A TV tower stands vertically on a bank of canal. From a point on other bank directly opposite the tower, the angle of elevation of the top of the tower is 60°.
A TV tower stands vertically on a bank of canal.

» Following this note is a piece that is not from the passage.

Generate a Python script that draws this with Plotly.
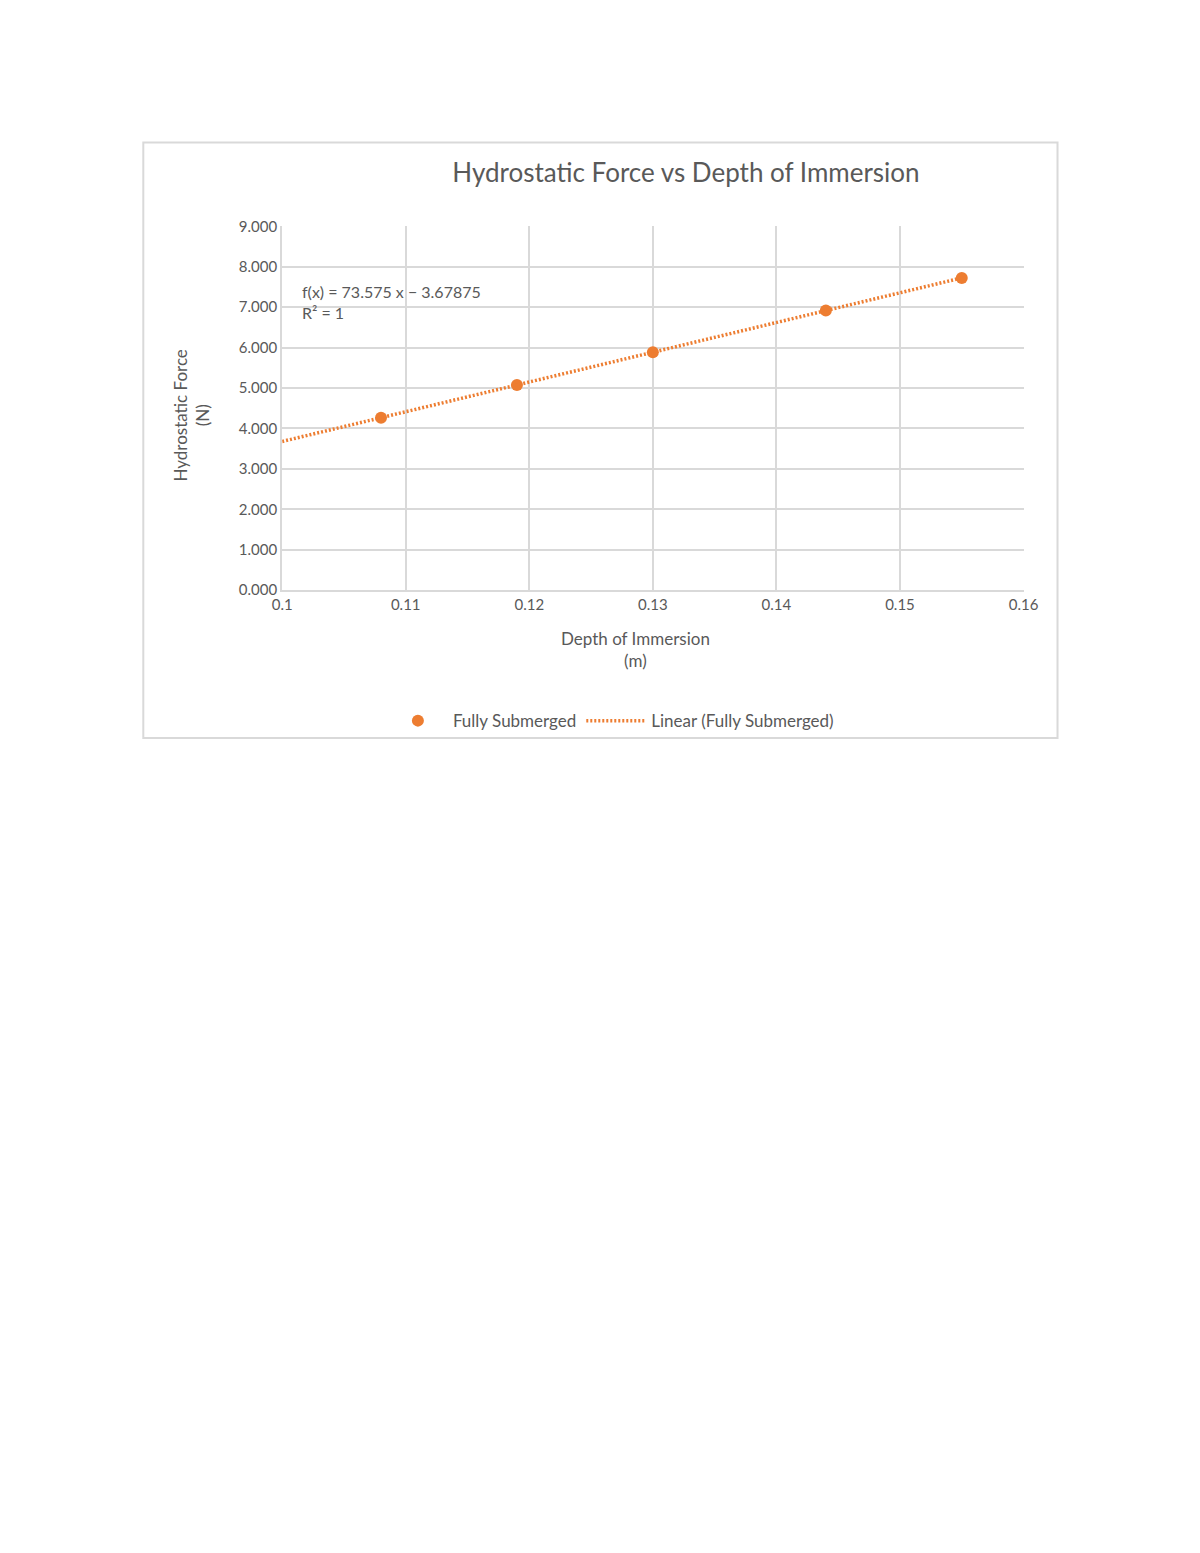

From a point on other bank directly opposite the tower, the angle of elevation of the top of the tower is 60°. From another point 20 m away from this point on the line joining this point to the foot of the tower, the angle of elevation of the top of the tower is 30°. Find the height of the tower and the width of the canal.
Let PQ=h m be the height of the TV tower and BQ=x m be the width of the canal.
We have,
$\mathrm{AB}=20 \mathrm{~m}, \angle \mathrm{PAQ}=30^{\circ}, \angle \mathrm{PBQ}=60^{\circ}, \mathrm{BQ}=x$ and $\mathrm{PQ}=h$
In $\Delta$ PBQ,
$\tan 60^{\circ}=\frac{\mathrm{PQ}}{\mathrm{BQ}}$
$\Rightarrow \sqrt{3}=\frac{h}{x}$
$\Rightarrow h=x \sqrt{3} \quad \ldots \ldots(\mathrm{i})$
Again, in $\triangle \mathrm{APQ}$
$\tan 30^{\circ}=\frac{\mathrm{PQ}}{\mathrm{AQ}}$
$\Rightarrow \frac{1}{\sqrt{3}}=\frac{\mathrm{h}}{\mathrm{AB}+\mathrm{BQ}}$
$\Rightarrow \frac{1}{\sqrt{3}}=\frac{x \sqrt{3}}{20+x} \quad[\operatorname{Using}(\mathrm{i})]$
$\Rightarrow 3 x=20+x$
$\Rightarrow 3 x-x=20$
$\Rightarrow 2 x=20$
$\Rightarrow x=\frac{20}{2}$
$\Rightarrow x=10 \mathrm{~m}$
Substituting $x=10$ in (i), we get
$h=10 \sqrt{3} \mathrm{~m}$
So, the height of the TV tower is $10 \sqrt{3} \mathrm{~m}$ and the width of the canal is $10 \mathrm{~m}$.